Fast-forward a couple of years to today. This past summer, I started looking into getting a laptop that I could use in my home recording studio (rather than a dedicated desktop) so that I could easily pack up and move around if need be. I took a moment to consider the current state of the industry and it didn’t take me long to realize that nothing much had changed. MS was still pushing draconian activation schemes, was still struggling with security issues, and consumer grade software for multi-media projects was still by and large crappy. Given what’s been going on with IE and XP’s general stagnation, it was pretty clear to me that MS and its PC platform was suffering as a side effect of this corporation becoming just another soulless money-driven, innovation stifling behemoth.


To be honest, if it wasn’t for the fact that most of my computer usage amounts to graphic design and home recording, I probably just would have switched to Linux, in particular Suse Linux Enterprise Desktop 10 which Novell has done a fantastic job on. If all I was doing was web development, document editing and surfing, that platform is solid, and might I add beautiful. Unfortunately, in terms of graphic design and audio sequencing software, Linux still has a way to go. In particular, the Gimp team despite enormous strides, needs to swallow their pride and admit they don’t have a clue about usability.


Which brings me to my eventual choice, Apple. Growing up, most of the public schools I went to had Mac labs, and a good friend of mine growing up always had a Mac in his home. I’ve always admired the Mac’s usability and single minded devotion to making complex things easy to do, but of course as a burgeoning geek, I always kind of resented the fact that they kept so many details hidden away beneath the hood. Then there was the price factor. Had Apple’s hardware not been priced so solidly out of our range, we may well have owned a Mac or two instead of the mish-mash of Tandy and PC Clones we eventually did buy.

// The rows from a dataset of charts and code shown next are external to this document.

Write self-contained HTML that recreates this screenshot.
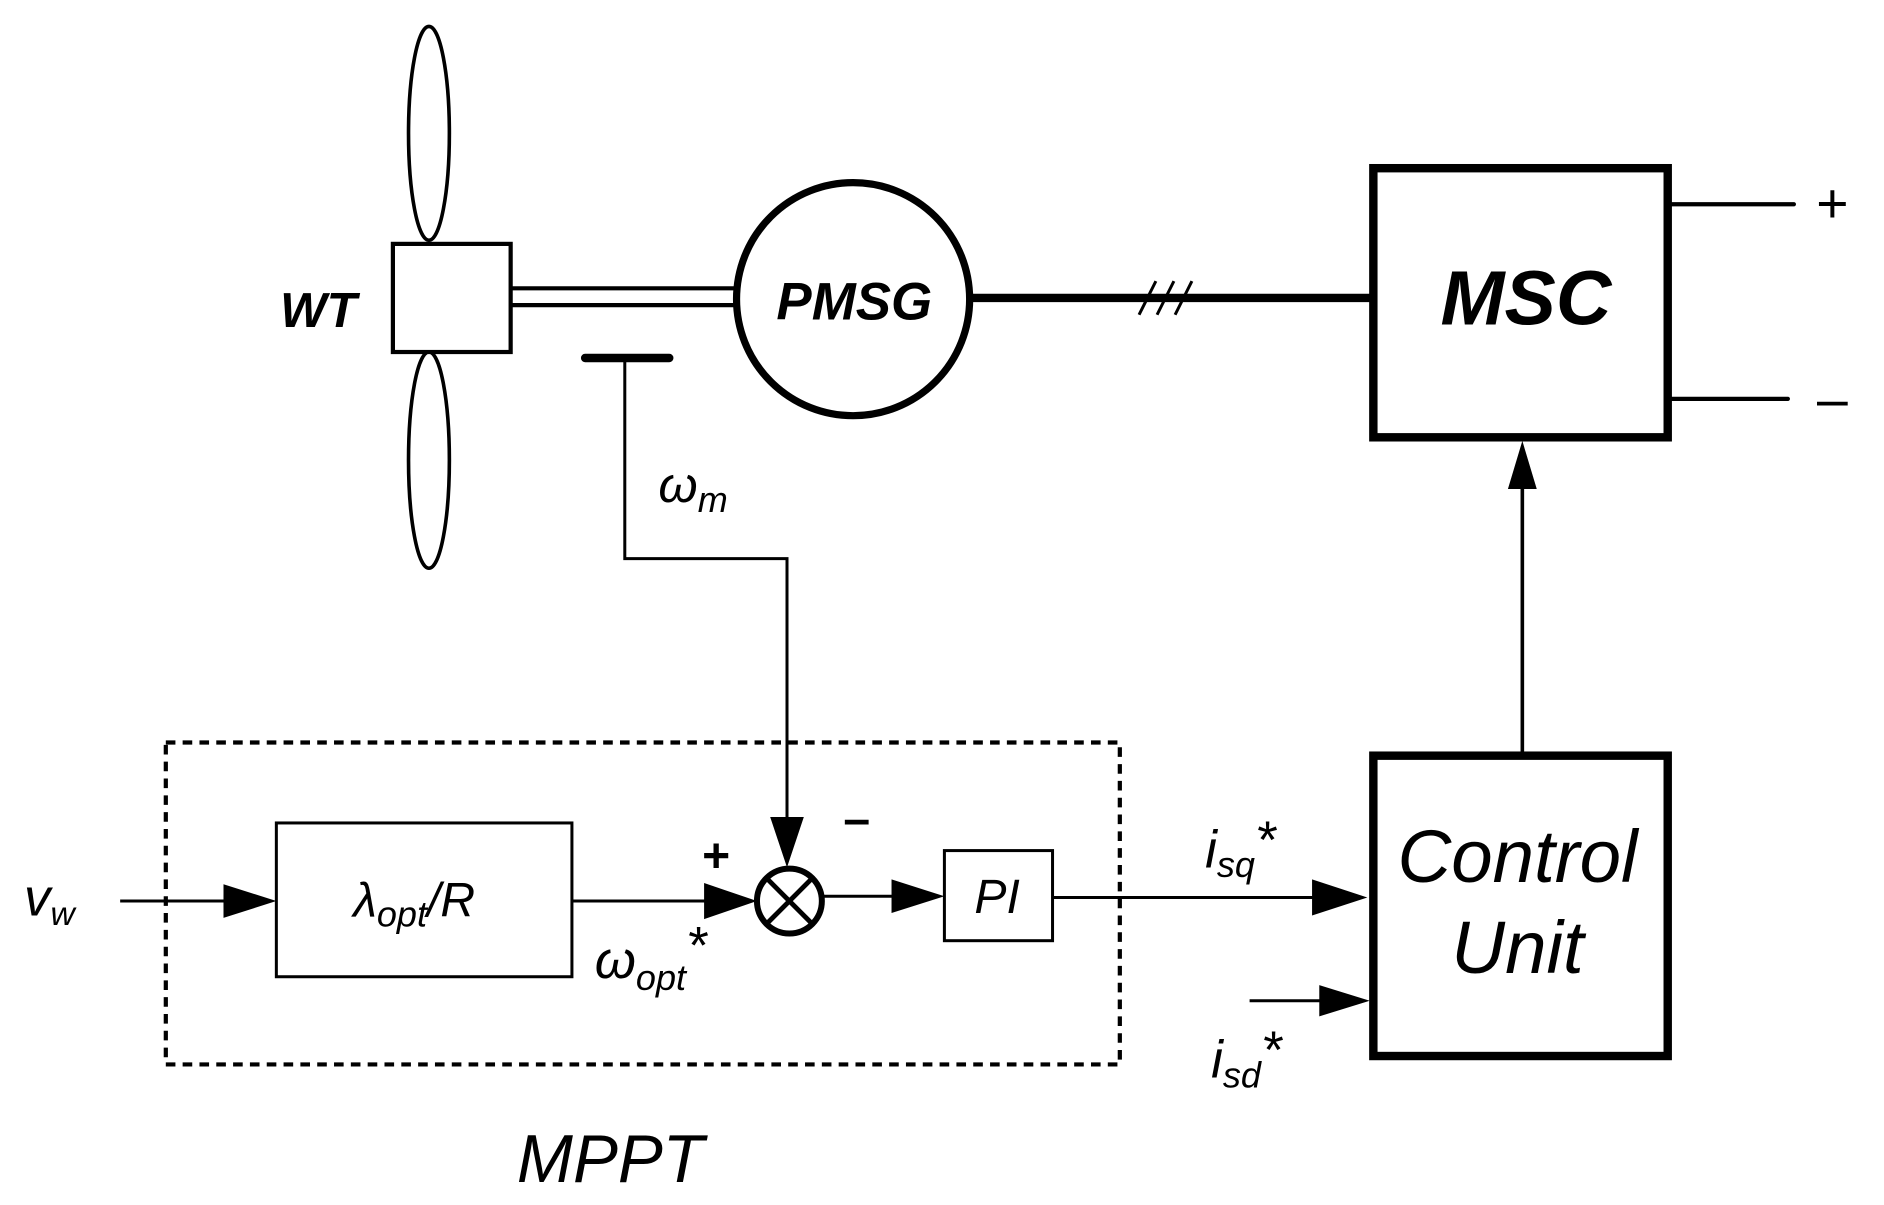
<!DOCTYPE html>
<html><head><meta charset="utf-8"><style>
html,body{margin:0;padding:0;background:#fff;}
svg{display:block;}
text{font-family:"Liberation Sans",Arial,sans-serif;fill:#000;}
</style></head><body>
<svg width="1884" height="1205" viewBox="0 0 1568 1003" preserveAspectRatio="none" xmlns="http://www.w3.org/2000/svg">
<g fill="none" stroke="#000">
  <ellipse cx="357" cy="111" rx="17" ry="89" stroke-width="3"/>
  <ellipse cx="357" cy="383" rx="17" ry="90" stroke-width="3"/>
  <rect x="327" y="203" width="98" height="90" fill="#fff" stroke-width="3.5"/>
  <line x1="425" y1="240" x2="612" y2="240" stroke-width="3.5"/>
  <line x1="425" y1="254" x2="612" y2="254" stroke-width="3.5"/>
  <circle cx="710" cy="249" r="97" stroke-width="6"/>
  <line x1="807" y1="248" x2="1142" y2="248" stroke-width="7"/>
  <line x1="948" y1="262" x2="962" y2="234" stroke-width="2.5"/>
  <line x1="963" y1="262" x2="977" y2="234" stroke-width="2.5"/>
  <line x1="978" y1="262" x2="992" y2="234" stroke-width="2.5"/>
  <rect x="1143" y="140" width="245" height="224" stroke-width="7"/>
  <line x1="1389" y1="170" x2="1493" y2="170" stroke-width="3.5" stroke-linecap="round"/>
  <line x1="1389" y1="332" x2="1488" y2="332" stroke-width="3.5" stroke-linecap="round"/>
  <rect x="1143" y="629" width="245" height="250" stroke-width="7"/>
  <line x1="1267" y1="627" x2="1267" y2="400" stroke-width="3"/>
  <line x1="487" y1="298" x2="557" y2="298" stroke-width="7" stroke-linecap="round"/>
  <polyline points="520,300 520,465 655,465 655,690" stroke-width="2.5"/>
  <rect x="138" y="618" width="794" height="268" stroke-width="3.5" stroke-dasharray="8,6"/>
  <rect x="230" y="685" width="246" height="128" stroke-width="2.5"/>
  <line x1="100" y1="750" x2="195" y2="750" stroke-width="2.5"/>
  <line x1="476" y1="750" x2="595" y2="750" stroke-width="2.5"/>
  <circle cx="657" cy="750" r="27" stroke-width="5"/>
  <line x1="638" y1="731" x2="676" y2="769" stroke-width="4"/>
  <line x1="676" y1="731" x2="638" y2="769" stroke-width="4"/>
  <line x1="684" y1="746" x2="745" y2="746" stroke-width="2.5"/>
  <rect x="786" y="708" width="90" height="75" stroke-width="2.5"/>
  <line x1="876" y1="747" x2="1095" y2="747" stroke-width="2.5"/>
  <line x1="1040" y1="833" x2="1100" y2="833" stroke-width="2.5"/>
</g>
<g fill="#000">
  <polygon points="1267,367 1255,407 1279,407"/>
  <polygon points="230,750 186,736 186,764"/>
  <polygon points="630,750 586,735 586,765"/>
  <polygon points="655,722 641,680 669,680"/>
  <polygon points="786,746 742,732 742,760"/>
  <polygon points="1138,747 1092,732 1092,762"/>
  <polygon points="1140,833 1098,820 1098,846"/>
</g>
<g font-style="italic">
  <text x="265" y="272" font-size="41" font-weight="bold" text-anchor="middle">WT</text>
  <text x="711" y="266" font-size="44" font-weight="bold" text-anchor="middle">PMSG</text>
  <text x="1270" y="270" font-size="64" font-weight="bold" text-anchor="middle">MSC</text>
  <text x="1263" y="734" font-size="62" text-anchor="middle">Control</text>
  <text x="1263" y="810" font-size="62" text-anchor="middle">Unit</text>
  <text x="548" y="418" font-size="42">ω<tspan font-size="30" dy="8">m</tspan></text>
  <text x="20" y="762" font-size="44">v<tspan font-size="28" dy="8">w</tspan></text>
  <text x="294" y="763" font-size="40">λ<tspan font-size="30" dy="8">opt</tspan><tspan dy="-8">/R</tspan></text>
  <text x="495" y="814" font-size="44">ω<tspan font-size="30" dy="10">opt</tspan><tspan font-size="44" dy="-22">*</tspan></text>
  <text x="811" y="760" font-size="40">PI</text>
  <text x="1003" y="722" font-size="44">i<tspan font-size="30" dy="8">sq</tspan><tspan font-size="44" dy="-16">*</tspan></text>
  <text x="1008" y="897" font-size="44">i<tspan font-size="30" dy="8">sd</tspan><tspan font-size="44" dy="-16">*</tspan></text>
  <text x="508" y="984" font-size="56" text-anchor="middle">MPPT</text>
</g>
<g text-anchor="middle">
  <text x="596" y="726" font-size="40" font-weight="bold">+</text>
  <text x="713" y="695" font-size="40" font-weight="bold">–</text>
  <text x="1525" y="185" font-size="46">+</text>
  <text x="1525" y="348" font-size="46">–</text>
</g>
</svg>
</body></html>
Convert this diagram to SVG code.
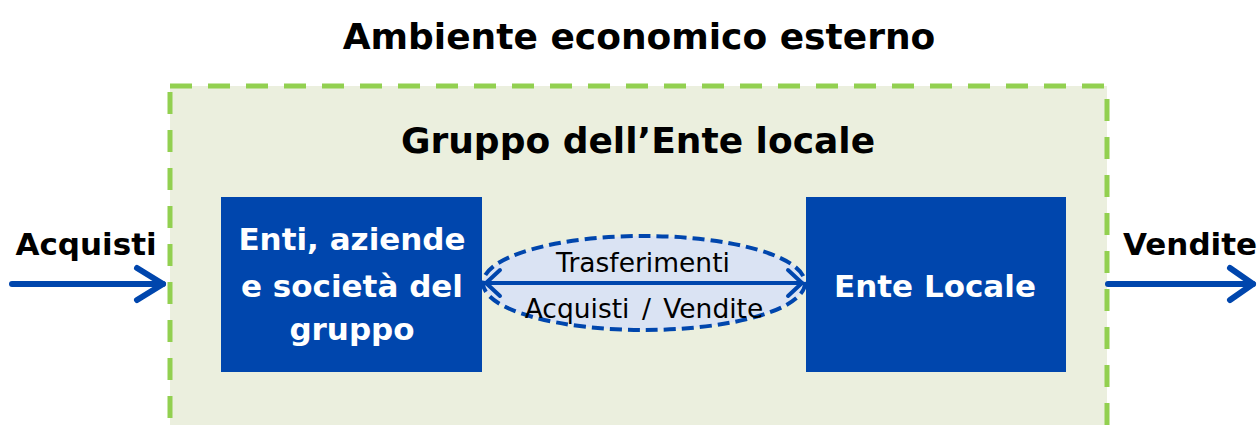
<svg xmlns="http://www.w3.org/2000/svg" width="1258" height="425" viewBox="0 0 1258 425">
<defs>
<style>
text{font-family:"DejaVu Sans","Liberation Sans",sans-serif;font-weight:bold}
.title{font-size:36px;fill:#000}
.wt{font-size:31px;fill:#fff}
.lbl{font-size:31px;fill:#000}
.small{font-size:26.5px;fill:#000;font-weight:normal}
.box{fill:#0046AD}
.arrow{stroke:#0046AD;stroke-width:6;fill:none;stroke-linecap:round;stroke-linejoin:round}
</style>
</defs>
<text class="title" x="639" y="49" text-anchor="middle">Ambiente economico esterno</text>
<g id="gruppo">
<rect x="170" y="86" width="937" height="350" fill="#EBEFDE" stroke="#92D050" stroke-width="5" stroke-dasharray="22,16"/>
<text class="title" x="638" y="153" text-anchor="middle">Gruppo dell’Ente locale</text>
</g>
<g id="enti">
<rect class="box" x="221" y="197" width="261" height="175"/>
<text class="wt" x="352" y="250" text-anchor="middle">Enti, aziende</text>
<text class="wt" x="352" y="297" text-anchor="middle">e società del</text>
<text class="wt" x="352" y="340" text-anchor="middle">gruppo</text>
</g>
<g id="ente-locale">
<rect class="box" x="806" y="197" width="260" height="175"/>
<text class="wt" x="935" y="297" text-anchor="middle">Ente Locale</text>
</g>
<g id="scambi">
<ellipse cx="644" cy="283" rx="161" ry="47" fill="#DAE3F3" stroke="#0046AD" stroke-width="4" stroke-dasharray="12,6"/>
<text class="small" x="643" y="272" text-anchor="middle">Trasferimenti</text>
<text class="small" x="644" y="318" text-anchor="middle" style="word-spacing:4px">Acquisti / Vendite</text>
</g>
<g id="connectors">
<line class="arrow" x1="486" y1="283" x2="802" y2="283" style="stroke-width:4"/>
<polyline class="arrow" points="500,270 486,283 500,296" style="stroke-width:4"/>
<polyline class="arrow" points="788,270 802,283 788,296" style="stroke-width:4"/>
<line class="arrow" x1="12" y1="284" x2="163" y2="284"/>
<polyline class="arrow" points="137,268 163,284 137,300"/>
<line class="arrow" x1="1108" y1="284" x2="1253" y2="284"/>
<polyline class="arrow" points="1230,268 1253,284 1230,300"/>
</g>
<text class="lbl" x="86" y="255" text-anchor="middle">Acquisti</text>
<text class="lbl" x="1123" y="255">Vendite</text>
</svg>
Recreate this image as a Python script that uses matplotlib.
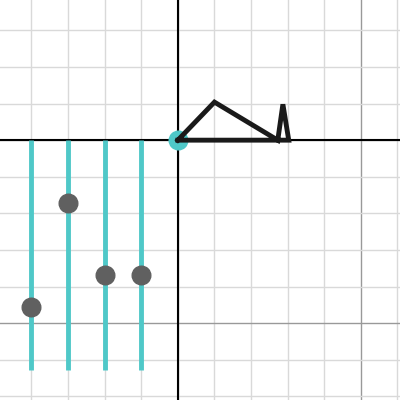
import numpy as np
import matplotlib.pyplot as plt

# segment positions and point values
seg_x = [-4, -3, -2, -1]
seg_bottom = -6.28
dot_y = [-4.56, -1.72, -3.69, -3.69]

# black outline
shape_x = [0, 1.0, 2.73, 2.87, 3.03, 0]
shape_y = [0, 1.04, 0, 0.98, 0, 0]

xmin, xmax = -4.86, 6.07
ymin, ymax = -7.1, 3.83

fig = plt.figure(figsize=(4, 4), dpi=100)
ax = fig.add_axes([0, 0, 1, 1])
ax.set_xlim(xmin, xmax)
ax.set_ylim(ymin, ymax)

for v in range(-4, 7):
    ax.axvline(v, color='#999999' if v % 5 == 0 else '#d9d9d9', lw=1, zorder=0)
for v in range(-7, 4):
    ax.axhline(v, color='#999999' if v % 5 == 0 else '#d9d9d9', lw=1, zorder=0)
ax.axvline(0, color='black', lw=1.5, zorder=1)
ax.axhline(0, color='black', lw=1.5, zorder=1)

for x in seg_x:
    ax.plot([x, x], [0, seg_bottom], color='#4fc8c8', lw=3.5, solid_capstyle='butt', zorder=2)
ax.scatter(seg_x, dot_y, s=180, color='#606060', zorder=3)

ax.plot(shape_x, shape_y, color='#1a1a1a', lw=3.5, solid_joinstyle='miter', zorder=4)
ax.scatter([0], [0], s=180, color='#4fc8c8', zorder=3)

ax.set_xticks([])
ax.set_yticks([])
for s in ax.spines.values():
    s.set_visible(False)

fig.savefig('out.png', dpi=100)
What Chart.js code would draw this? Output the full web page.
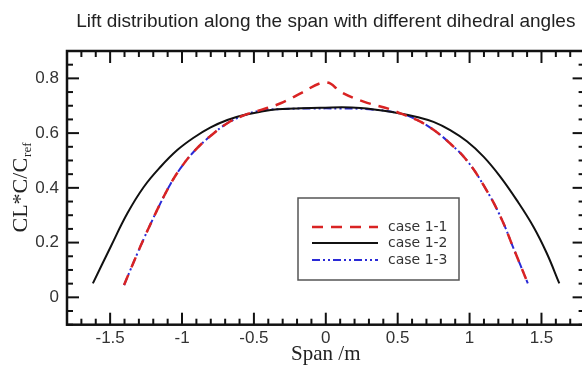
<!DOCTYPE html>
<html>
<head>
<meta charset="utf-8">
<script src="https://cdn.jsdelivr.net/npm/chart.js@4.4.1/dist/chart.umd.min.js"></script>
<style>
  html, body { margin: 0; padding: 0; background: #fff; overflow: hidden; }
  #wrap { width: 600px; height: 370px; }
</style>
</head>
<body>
<div id="wrap"><canvas id="chart" width="600" height="370"></canvas></div>
<script>
// span stations (m) and CL*C/Cref per case
const case11X = [-1.403, -1.357, -1.31, -1.265, -1.218, -1.149, -1.079, -1.01, -0.917, -0.801, -0.685, -0.57, -0.45, -0.314, -0.176, -0.04, 0.03, 0.101, 0.263, 0.449, 0.518, 0.634, 0.749, 0.865, 0.981, 1.097, 1.213, 1.305, 1.405];
const case11Y = [0.045, 0.103, 0.161, 0.215, 0.269, 0.345, 0.415, 0.472, 0.533, 0.59, 0.636, 0.665, 0.685, 0.709, 0.745, 0.782, 0.782, 0.751, 0.715, 0.687, 0.672, 0.648, 0.612, 0.562, 0.5, 0.41, 0.297, 0.18, 0.051];

const case12X = [-1.62, -1.496, -1.38, -1.265, -1.149, -1.033, -0.917, -0.801, -0.685, -0.57, -0.454, -0.338, -0.223, -0.04, 0.24, 0.518, 0.634, 0.749, 0.865, 0.981, 1.097, 1.213, 1.328, 1.444, 1.537, 1.624];
const case12Y = [0.051, 0.185, 0.307, 0.404, 0.477, 0.538, 0.584, 0.621, 0.648, 0.666, 0.678, 0.687, 0.69, 0.693, 0.692, 0.672, 0.659, 0.641, 0.611, 0.57, 0.514, 0.441, 0.355, 0.258, 0.161, 0.051];

const case13X = [-1.403, -1.357, -1.31, -1.265, -1.218, -1.149, -1.079, -1.01, -0.917, -0.801, -0.685, -0.57, -0.454, -0.3, -0.1, 0.1, 0.3, 0.518, 0.634, 0.749, 0.865, 0.981, 1.097, 1.213, 1.305, 1.405];
const case13Y = [0.045, 0.103, 0.161, 0.215, 0.269, 0.345, 0.415, 0.472, 0.533, 0.59, 0.636, 0.665, 0.682, 0.688, 0.69, 0.69, 0.687, 0.672, 0.648, 0.612, 0.562, 0.5, 0.41, 0.297, 0.18, 0.051];

const seriesLabels = ['case 1-1', 'case 1-2', 'case 1-3'];
const xTicks = [-1.5, -1, -0.5, 0, 0.5, 1, 1.5];
const yTicks = [0, 0.2, 0.4, 0.6, 0.8];

const pts = (xs, ys) => xs.map((x, i) => ({ x: x, y: ys[i] }));

// inward ticks on all four sides + heavy frame, like the Tecplot original
const framePlugin = {
    id: 'frame',
    afterDatasetsDraw(chart) {
        const { ctx, chartArea: a, scales: { x, y } } = chart;
        ctx.save();
        ctx.strokeStyle = '#111';
        ctx.lineWidth = 2;
        const major = 12, minor = 6;
        const tick = (x0, y0, x1, y1) => { ctx.beginPath(); ctx.moveTo(x0, y0); ctx.lineTo(x1, y1); ctx.stroke(); };
        for (let i = -18; i <= 18; i++) {
            const v = i / 10;
            const len = xTicks.includes(v) ? major : minor;
            const px = x.getPixelForValue(v);
            tick(px, a.bottom, px, a.bottom - len);
            tick(px, a.top, px, a.top + len);
        }
        for (let i = -2; i <= 18; i++) {
            const v = Math.round(i * 5) / 100;
            const len = yTicks.includes(v) ? major : minor;
            const py = y.getPixelForValue(v);
            tick(a.left, py, a.left + len, py);
            tick(a.right, py, a.right - len, py);
        }
        ctx.lineWidth = 2.5;
        ctx.strokeRect(a.left, a.top, a.right - a.left, a.bottom - a.top);

        // legend box
        const bx = 298, by = 198, bw = 161, bh = 82;
        ctx.fillStyle = '#fff';
        ctx.fillRect(bx, by, bw, bh);
        ctx.lineWidth = 1.5;
        ctx.strokeStyle = '#555';
        ctx.strokeRect(bx, by, bw, bh);
        const rows = [227, 243, 260];
        ctx.font = '14px "DejaVu Sans", sans-serif';
        ctx.textBaseline = 'middle';
        chart.data.datasets.forEach((ds, i) => {
            ctx.strokeStyle = ds.borderColor;
            ctx.lineWidth = ds.borderWidth;
            ctx.setLineDash(ds.borderDash || []);
            tick(312, rows[i], 378, rows[i]);
            ctx.setLineDash([]);
            ctx.fillStyle = '#333';
            ctx.fillText(ds.label, 388, rows[i]);
        });

        // y axis title with subscript
        ctx.translate(27, 188);
        ctx.rotate(-Math.PI / 2);
        ctx.fillStyle = '#222';
        ctx.textBaseline = 'alphabetic';
        ctx.font = '22px "Liberation Serif", "Times New Roman", serif';
        const main = 'CL*C/C';
        const mw = ctx.measureText(main).width;
        ctx.font = '13px "Liberation Serif", "Times New Roman", serif';
        const sw = ctx.measureText('ref').width;
        const start = -(mw + sw) / 2;
        ctx.font = '22px "Liberation Serif", "Times New Roman", serif';
        ctx.fillText(main, start, 0);
        ctx.font = '13px "Liberation Serif", "Times New Roman", serif';
        ctx.fillText('ref', start + mw + 1, 4);
        ctx.restore();
    }
};

new Chart(document.getElementById('chart'), {
    type: 'scatter',
    data: {
        datasets: [
            { label: seriesLabels[0], data: pts(case11X, case11Y), borderColor: '#d92323', borderWidth: 2.5, borderDash: [11, 8] },
            { label: seriesLabels[1], data: pts(case12X, case12Y), borderColor: '#111', borderWidth: 2, borderDash: [] },
            { label: seriesLabels[2], data: pts(case13X, case13Y), borderColor: '#2a2ad6', borderWidth: 2, borderDash: [8, 3, 2, 3, 2, 3] }
        ].map(d => Object.assign(d, { showLine: true, pointRadius: 0, tension: 0.4, fill: false }))
    },
    options: {
        responsive: false,
        devicePixelRatio: 1,
        animation: false,
        layout: { padding: { left: 0, right: 15.4, top: 0, bottom: 0 } },
        plugins: {
            legend: { display: false },
            tooltip: { enabled: false },
            title: {
                display: true,
                fullSize: false,
                text: 'Lift distribution along the span with different dihedral angles',
                color: '#222',
                font: { family: '"Liberation Sans", Arial, sans-serif', size: 19, weight: 'normal' },
                padding: { top: 10, bottom: 18.2 }
            }
        },
        scales: {
            x: {
                type: 'linear', min: -1.8, max: 1.8,
                afterBuildTicks: s => { s.ticks = xTicks.map(v => ({ value: v })); },
                afterFit: s => { s.height = 45.3; },
                grid: { display: false, drawTicks: false },
                border: { display: false },
                ticks: { color: '#333', padding: 3, font: { family: '"Liberation Sans", Arial, sans-serif', size: 17 }, callback: v => String(v), maxRotation: 0 },
                title: { display: true, text: 'Span /m', color: '#222', padding: { top: 0, bottom: 3 }, font: { family: '"Liberation Serif", "Times New Roman", serif', size: 21 } }
            },
            y: {
                type: 'linear', min: -0.1, max: 0.9,
                afterBuildTicks: s => { s.ticks = yTicks.map(v => ({ value: v })); },
                afterFit: s => { s.width = 67; },
                grid: { display: false, drawTicks: false },
                border: { display: false },
                ticks: { color: '#333', padding: 8, font: { family: '"Liberation Sans", Arial, sans-serif', size: 17 }, callback: v => String(v) }
            }
        }
    },
    plugins: [framePlugin]
});
</script>
</body>
</html>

Today the landscape is quite different. Other people have pointed it out and I think its true: a perfect storm of conditions seems to be coming together for Apple that could well bring it the fanfare and market share it deserves. First, prices are much more competitive these days, although hardware wise, they sometimes walk a perplexing tight-rope between extreme generosity (wi-fi, Bluetooth and iSight standard in everything) and senseless stinginess (512mb of ram, 60gb laptop HDs, cd-rw drives instead of dvd-rw drives standard). That aside, the 200-300$ difference is more than made up for by the fact that the software that ships with a Mac is excellent and I’m not talking about OSX.


As someone who has wrestled with consumer grade audio and video software on windows for years, I was literally dumbfounded to find that ‘awesome out of the box’ was definitely more than just a clever catch phrase. Garage Band *IS* an excellent entry to mid-level audio sequencer and recorder. IMovie and iDVD *ARE* excellent home video editing and DVD authoring tools. I know I’d certainly heard people say this before, but it’s a whole other story when you realize first hand that its true, and that was the tipping point for me.


Right now I can’t see myself buying a windows based PC ever again. I’m sick of the politics and I’m sick of the stagnation and corporate bullying. I’m also sick of all the hoops you have to jump through to do things that aught to be simple. On a Macbook I sat down one evening and finally put together a DVD of our honeymoon vacation after two years of spinning my wheels on the project on a PC. From the video capture to arranging scenes, to picking and customizing DVD menus to picking a soundtrack for the slideshow extras, it was intuitive, a no-brainer, and the attention to detail and follow-though of ideas on the software level was exceptional. Needless to say, the results were amazing. When I tried to do this on my windows based PC, I had to go out and buy a fire-wire card, a bigger hard-drive, more RAM and try 3 or 4 different software packages, all of which were duds.


Linux has reached this same high-water mark in terms of office use and aesthetics but I can’t see them catching up in terms of consumer grade audio/video editing any time soon. Unfortunately, the state of politics in the PC world right now is such that its basically impossible to get the best of breed apps for consumer grade multi-media bundled with a new PC. Because everyone is always fighting for such a ridiculously large slices of the pie, you’re just not likely to see Google’s Picasa, Sony’s Acid Music Studio or Adobe’s Premier Elements gracing the same PC default installation voluntarily. Although obviously vigorous competition is good, its unfortunate that in the PC world, the winners of the meritocracy race rarely get to stand on the default installation podium where they deserve to be. In Apple land, by fluke or by foresight it just so happens that the folks who make the best consumer grade software are also the people who also just sold you the hardware. The over-all impact this has on the quality of user experience is difficult to over-state.


For all of these reasons and more, I just can’t see myself ever buying a windows based PC ever again -barring of course a radical shift in values and behavior on Apple’s part, which of course isn’t impossible. Maybe by then however, Linux will have beefed up its consumer grade multimedia offerings and we’ll finally have a much more healthy three way standards based platform war on our hands.